• _WRITTEN TASK_:
Find the lines containing "matplotlib" and say how many there are, with no other words.
* * *
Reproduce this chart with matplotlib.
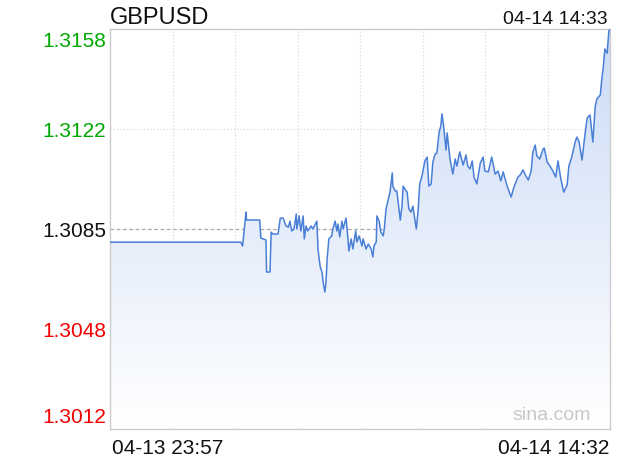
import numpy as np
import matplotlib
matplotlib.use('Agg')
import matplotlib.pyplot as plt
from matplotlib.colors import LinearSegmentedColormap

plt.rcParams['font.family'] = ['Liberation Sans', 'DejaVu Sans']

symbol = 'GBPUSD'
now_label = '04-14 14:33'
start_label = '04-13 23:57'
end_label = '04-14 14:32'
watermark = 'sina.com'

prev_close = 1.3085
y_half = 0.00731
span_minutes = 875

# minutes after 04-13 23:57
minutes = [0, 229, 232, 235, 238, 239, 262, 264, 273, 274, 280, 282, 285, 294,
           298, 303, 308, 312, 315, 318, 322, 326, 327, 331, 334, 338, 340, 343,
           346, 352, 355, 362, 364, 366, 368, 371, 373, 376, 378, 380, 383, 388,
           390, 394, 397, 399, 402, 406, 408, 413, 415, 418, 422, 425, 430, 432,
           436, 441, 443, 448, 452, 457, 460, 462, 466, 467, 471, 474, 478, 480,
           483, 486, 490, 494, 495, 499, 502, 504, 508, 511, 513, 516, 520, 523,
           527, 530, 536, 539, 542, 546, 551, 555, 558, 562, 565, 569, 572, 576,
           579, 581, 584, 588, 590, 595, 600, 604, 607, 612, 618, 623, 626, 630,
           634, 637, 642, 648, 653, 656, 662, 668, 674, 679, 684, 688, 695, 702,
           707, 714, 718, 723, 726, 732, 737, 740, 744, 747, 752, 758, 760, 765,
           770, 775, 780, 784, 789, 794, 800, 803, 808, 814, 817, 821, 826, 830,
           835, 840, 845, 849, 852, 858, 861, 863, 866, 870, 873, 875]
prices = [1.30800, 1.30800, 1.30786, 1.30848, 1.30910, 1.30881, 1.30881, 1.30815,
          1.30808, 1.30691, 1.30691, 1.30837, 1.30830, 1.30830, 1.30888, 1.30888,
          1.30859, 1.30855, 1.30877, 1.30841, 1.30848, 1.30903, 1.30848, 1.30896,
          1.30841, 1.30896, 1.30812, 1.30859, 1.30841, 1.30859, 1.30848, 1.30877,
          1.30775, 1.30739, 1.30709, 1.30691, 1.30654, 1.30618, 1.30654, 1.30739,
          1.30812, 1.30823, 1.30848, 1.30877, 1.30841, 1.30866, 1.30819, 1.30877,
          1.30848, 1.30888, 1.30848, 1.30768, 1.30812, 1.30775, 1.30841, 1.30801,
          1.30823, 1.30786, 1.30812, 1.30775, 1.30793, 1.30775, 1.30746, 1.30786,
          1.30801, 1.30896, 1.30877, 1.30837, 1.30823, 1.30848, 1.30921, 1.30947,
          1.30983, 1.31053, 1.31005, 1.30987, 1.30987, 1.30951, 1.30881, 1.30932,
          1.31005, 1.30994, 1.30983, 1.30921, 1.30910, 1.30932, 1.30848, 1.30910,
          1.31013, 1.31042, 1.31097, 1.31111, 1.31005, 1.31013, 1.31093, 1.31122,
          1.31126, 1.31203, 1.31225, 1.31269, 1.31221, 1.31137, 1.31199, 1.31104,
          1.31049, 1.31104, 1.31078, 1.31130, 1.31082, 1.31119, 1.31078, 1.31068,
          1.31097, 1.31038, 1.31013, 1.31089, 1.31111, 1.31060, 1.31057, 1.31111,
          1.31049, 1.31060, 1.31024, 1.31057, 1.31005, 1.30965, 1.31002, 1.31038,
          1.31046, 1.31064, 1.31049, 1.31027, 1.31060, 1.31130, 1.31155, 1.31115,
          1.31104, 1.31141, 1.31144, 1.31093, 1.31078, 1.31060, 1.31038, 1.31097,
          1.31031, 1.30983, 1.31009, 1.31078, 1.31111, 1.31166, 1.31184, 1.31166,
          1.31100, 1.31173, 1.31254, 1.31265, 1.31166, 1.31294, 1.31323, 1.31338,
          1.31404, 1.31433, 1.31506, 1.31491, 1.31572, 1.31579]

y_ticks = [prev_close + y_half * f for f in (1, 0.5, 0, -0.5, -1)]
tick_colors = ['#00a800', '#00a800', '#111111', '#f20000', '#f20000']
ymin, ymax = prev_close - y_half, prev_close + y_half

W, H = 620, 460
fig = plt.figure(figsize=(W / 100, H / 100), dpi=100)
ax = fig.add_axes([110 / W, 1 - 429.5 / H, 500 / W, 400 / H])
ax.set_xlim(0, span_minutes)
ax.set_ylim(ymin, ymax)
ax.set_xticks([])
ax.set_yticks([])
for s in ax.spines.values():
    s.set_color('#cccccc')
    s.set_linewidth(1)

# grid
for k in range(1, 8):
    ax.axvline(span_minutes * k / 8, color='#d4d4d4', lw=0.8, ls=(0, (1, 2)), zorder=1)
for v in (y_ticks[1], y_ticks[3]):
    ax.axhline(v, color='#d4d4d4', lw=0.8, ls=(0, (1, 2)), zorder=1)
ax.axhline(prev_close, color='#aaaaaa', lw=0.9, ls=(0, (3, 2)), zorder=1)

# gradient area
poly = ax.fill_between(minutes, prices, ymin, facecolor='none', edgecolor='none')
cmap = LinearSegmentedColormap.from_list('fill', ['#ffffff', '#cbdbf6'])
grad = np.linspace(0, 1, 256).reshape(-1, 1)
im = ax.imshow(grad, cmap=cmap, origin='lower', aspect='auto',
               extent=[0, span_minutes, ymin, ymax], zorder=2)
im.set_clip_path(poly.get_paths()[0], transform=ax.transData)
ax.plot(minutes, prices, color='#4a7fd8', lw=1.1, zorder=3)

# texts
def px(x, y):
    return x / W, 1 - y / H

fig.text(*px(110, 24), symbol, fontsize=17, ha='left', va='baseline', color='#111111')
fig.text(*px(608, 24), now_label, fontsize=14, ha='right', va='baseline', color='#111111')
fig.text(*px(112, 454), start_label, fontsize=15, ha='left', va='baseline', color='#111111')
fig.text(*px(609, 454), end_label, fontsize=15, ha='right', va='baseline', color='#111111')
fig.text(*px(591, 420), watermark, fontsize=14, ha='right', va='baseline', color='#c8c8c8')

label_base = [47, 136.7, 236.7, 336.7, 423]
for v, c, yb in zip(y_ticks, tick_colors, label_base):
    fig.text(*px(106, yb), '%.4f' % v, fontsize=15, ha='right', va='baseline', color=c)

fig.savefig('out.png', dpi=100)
* * *
• _EXERCISE RESPONSE_:
5